[Code that draws figures]
● ● ● ● ●
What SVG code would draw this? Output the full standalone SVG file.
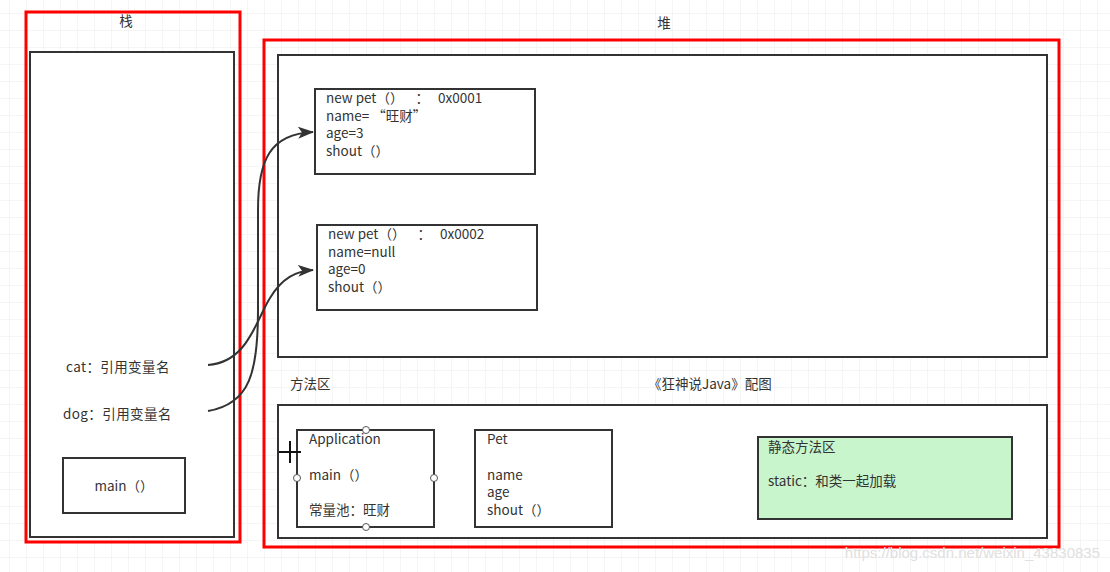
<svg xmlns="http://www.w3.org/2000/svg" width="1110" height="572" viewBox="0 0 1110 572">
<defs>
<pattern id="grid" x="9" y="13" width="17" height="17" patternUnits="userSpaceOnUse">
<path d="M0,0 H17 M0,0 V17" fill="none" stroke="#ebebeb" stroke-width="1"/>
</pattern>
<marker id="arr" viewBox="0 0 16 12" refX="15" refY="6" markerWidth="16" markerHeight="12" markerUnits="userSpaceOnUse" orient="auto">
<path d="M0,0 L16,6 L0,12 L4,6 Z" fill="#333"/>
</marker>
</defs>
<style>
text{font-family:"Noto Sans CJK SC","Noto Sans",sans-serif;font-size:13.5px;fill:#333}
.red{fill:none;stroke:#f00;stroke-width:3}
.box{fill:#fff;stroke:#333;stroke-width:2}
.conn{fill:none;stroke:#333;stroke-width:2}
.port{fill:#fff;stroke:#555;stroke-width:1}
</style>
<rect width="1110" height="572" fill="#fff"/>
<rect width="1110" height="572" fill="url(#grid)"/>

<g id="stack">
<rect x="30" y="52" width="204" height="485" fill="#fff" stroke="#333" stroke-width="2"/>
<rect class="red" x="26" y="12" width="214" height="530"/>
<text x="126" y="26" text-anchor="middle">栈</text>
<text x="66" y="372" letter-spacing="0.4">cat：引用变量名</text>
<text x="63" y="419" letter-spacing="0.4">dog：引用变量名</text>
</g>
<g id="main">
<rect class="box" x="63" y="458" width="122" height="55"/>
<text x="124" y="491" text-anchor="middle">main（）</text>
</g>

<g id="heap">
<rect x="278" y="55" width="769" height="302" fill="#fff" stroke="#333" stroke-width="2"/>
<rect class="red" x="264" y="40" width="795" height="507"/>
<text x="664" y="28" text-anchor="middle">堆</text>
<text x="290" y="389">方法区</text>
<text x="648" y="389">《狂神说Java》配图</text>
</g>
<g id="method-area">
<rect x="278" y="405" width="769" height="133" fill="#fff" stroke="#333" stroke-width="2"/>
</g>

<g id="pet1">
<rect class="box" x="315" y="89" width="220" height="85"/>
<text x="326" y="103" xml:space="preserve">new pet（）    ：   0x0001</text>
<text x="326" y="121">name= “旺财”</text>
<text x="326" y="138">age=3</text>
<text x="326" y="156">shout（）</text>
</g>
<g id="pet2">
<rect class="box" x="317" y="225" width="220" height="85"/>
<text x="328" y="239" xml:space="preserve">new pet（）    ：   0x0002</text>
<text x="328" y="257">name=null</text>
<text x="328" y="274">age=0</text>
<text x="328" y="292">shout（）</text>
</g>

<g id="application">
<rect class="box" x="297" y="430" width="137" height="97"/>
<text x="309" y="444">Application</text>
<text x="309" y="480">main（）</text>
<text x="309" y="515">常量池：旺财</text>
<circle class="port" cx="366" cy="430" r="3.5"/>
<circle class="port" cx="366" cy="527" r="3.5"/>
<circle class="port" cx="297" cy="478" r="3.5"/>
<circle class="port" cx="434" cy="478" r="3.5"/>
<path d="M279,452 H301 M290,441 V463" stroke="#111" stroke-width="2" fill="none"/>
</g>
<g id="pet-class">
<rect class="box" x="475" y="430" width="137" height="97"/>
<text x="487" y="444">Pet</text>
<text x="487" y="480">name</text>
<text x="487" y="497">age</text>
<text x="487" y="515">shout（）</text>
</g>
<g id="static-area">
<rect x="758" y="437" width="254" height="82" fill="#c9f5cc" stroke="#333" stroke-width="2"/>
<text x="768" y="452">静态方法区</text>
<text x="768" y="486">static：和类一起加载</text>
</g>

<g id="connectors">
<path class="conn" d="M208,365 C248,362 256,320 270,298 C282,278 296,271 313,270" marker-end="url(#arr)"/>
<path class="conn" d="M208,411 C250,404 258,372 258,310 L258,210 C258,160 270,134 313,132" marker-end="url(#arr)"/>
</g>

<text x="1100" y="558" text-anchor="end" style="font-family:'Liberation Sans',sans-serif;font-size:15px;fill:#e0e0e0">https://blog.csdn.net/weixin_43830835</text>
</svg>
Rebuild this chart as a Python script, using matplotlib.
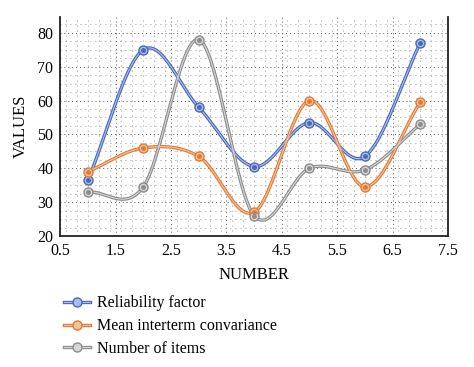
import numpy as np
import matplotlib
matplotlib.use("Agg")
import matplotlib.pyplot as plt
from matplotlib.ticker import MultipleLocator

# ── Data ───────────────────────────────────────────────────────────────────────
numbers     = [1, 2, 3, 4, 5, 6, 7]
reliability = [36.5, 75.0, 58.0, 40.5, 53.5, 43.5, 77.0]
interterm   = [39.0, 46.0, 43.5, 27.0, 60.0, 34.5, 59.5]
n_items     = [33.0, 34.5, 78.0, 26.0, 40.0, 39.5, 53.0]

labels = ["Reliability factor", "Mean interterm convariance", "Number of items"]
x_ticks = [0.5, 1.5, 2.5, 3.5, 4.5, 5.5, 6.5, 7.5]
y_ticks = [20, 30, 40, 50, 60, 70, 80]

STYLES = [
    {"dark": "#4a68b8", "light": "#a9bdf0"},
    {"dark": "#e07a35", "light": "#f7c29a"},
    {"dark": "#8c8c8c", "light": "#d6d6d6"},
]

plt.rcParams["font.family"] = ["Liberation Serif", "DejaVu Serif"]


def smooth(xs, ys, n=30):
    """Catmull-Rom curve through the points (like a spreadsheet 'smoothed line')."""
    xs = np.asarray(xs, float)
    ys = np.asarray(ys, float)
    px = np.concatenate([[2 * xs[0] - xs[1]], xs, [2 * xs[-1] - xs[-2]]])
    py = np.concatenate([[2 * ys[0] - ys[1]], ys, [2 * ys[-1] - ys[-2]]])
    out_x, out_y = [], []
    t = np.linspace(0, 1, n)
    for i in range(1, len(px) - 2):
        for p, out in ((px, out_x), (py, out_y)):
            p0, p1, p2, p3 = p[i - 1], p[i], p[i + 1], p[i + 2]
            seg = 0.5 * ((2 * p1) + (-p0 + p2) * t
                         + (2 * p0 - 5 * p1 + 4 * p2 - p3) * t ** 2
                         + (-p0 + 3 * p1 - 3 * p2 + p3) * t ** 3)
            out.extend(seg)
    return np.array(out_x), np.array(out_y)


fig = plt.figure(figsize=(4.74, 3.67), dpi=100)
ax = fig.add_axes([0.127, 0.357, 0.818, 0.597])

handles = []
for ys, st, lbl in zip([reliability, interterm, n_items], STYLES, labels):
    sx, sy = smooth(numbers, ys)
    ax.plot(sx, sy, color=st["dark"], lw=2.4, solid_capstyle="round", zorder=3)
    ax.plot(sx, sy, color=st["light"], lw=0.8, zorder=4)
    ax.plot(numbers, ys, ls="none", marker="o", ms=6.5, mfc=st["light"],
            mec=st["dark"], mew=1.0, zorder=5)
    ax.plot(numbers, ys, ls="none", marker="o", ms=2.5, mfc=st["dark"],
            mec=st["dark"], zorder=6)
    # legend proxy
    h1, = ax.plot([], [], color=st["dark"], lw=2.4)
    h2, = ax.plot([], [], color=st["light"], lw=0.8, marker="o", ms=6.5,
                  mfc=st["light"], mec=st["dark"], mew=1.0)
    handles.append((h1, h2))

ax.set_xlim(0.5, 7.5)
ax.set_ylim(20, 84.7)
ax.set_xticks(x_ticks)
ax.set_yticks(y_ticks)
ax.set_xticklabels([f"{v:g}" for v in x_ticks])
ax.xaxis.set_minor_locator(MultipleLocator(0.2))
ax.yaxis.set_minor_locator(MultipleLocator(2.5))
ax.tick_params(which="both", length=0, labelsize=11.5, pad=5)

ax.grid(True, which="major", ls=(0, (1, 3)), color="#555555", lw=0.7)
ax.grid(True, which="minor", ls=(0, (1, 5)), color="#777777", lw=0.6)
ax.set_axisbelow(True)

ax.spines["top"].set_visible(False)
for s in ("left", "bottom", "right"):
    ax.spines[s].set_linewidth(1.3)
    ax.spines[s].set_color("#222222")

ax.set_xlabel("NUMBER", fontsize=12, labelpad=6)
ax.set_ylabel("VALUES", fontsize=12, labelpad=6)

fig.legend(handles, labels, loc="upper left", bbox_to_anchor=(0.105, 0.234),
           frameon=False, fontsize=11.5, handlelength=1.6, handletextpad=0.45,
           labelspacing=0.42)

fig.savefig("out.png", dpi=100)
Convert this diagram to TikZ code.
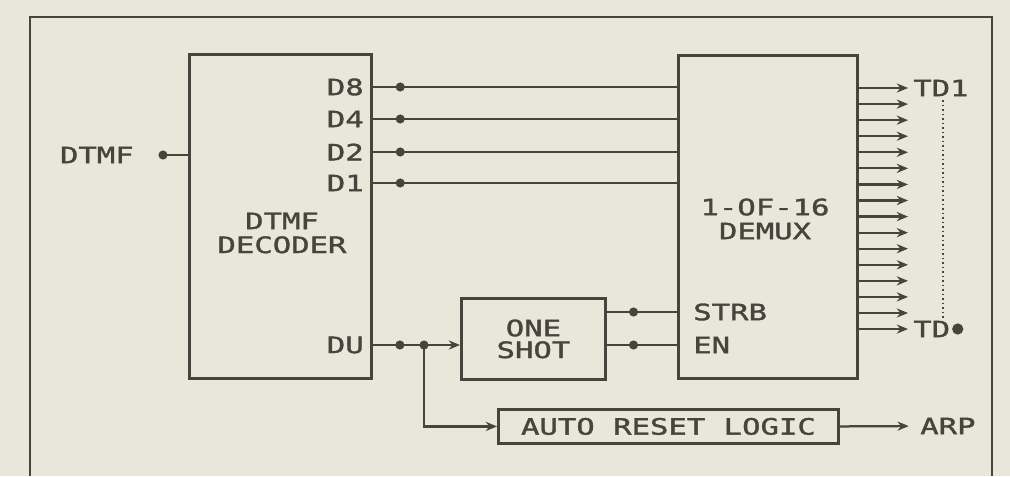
● ● ● ● ●
(GIVEN INSTRUCTION): The material above holds pictures; leave them out. Repeat exactly the lines from the one containing "Rebuild this chart" through the one containing "ax = fig.add_axes([0.127, 0.357, 0.818, 0.597])", and nothing else.

(ANSWER FOR THE TASK):
Rebuild this chart as a Python script, using matplotlib.
import numpy as np
import matplotlib
matplotlib.use("Agg")
import matplotlib.pyplot as plt
from matplotlib.ticker import MultipleLocator

# ── Data ───────────────────────────────────────────────────────────────────────
numbers     = [1, 2, 3, 4, 5, 6, 7]
reliability = [36.5, 75.0, 58.0, 40.5, 53.5, 43.5, 77.0]
interterm   = [39.0, 46.0, 43.5, 27.0, 60.0, 34.5, 59.5]
n_items     = [33.0, 34.5, 78.0, 26.0, 40.0, 39.5, 53.0]

labels = ["Reliability factor", "Mean interterm convariance", "Number of items"]
x_ticks = [0.5, 1.5, 2.5, 3.5, 4.5, 5.5, 6.5, 7.5]
y_ticks = [20, 30, 40, 50, 60, 70, 80]

STYLES = [
    {"dark": "#4a68b8", "light": "#a9bdf0"},
    {"dark": "#e07a35", "light": "#f7c29a"},
    {"dark": "#8c8c8c", "light": "#d6d6d6"},
]

plt.rcParams["font.family"] = ["Liberation Serif", "DejaVu Serif"]


def smooth(xs, ys, n=30):
    """Catmull-Rom curve through the points (like a spreadsheet 'smoothed line')."""
    xs = np.asarray(xs, float)
    ys = np.asarray(ys, float)
    px = np.concatenate([[2 * xs[0] - xs[1]], xs, [2 * xs[-1] - xs[-2]]])
    py = np.concatenate([[2 * ys[0] - ys[1]], ys, [2 * ys[-1] - ys[-2]]])
    out_x, out_y = [], []
    t = np.linspace(0, 1, n)
    for i in range(1, len(px) - 2):
        for p, out in ((px, out_x), (py, out_y)):
            p0, p1, p2, p3 = p[i - 1], p[i], p[i + 1], p[i + 2]
            seg = 0.5 * ((2 * p1) + (-p0 + p2) * t
                         + (2 * p0 - 5 * p1 + 4 * p2 - p3) * t ** 2
                         + (-p0 + 3 * p1 - 3 * p2 + p3) * t ** 3)
            out.extend(seg)
    return np.array(out_x), np.array(out_y)


fig = plt.figure(figsize=(4.74, 3.67), dpi=100)
ax = fig.add_axes([0.127, 0.357, 0.818, 0.597])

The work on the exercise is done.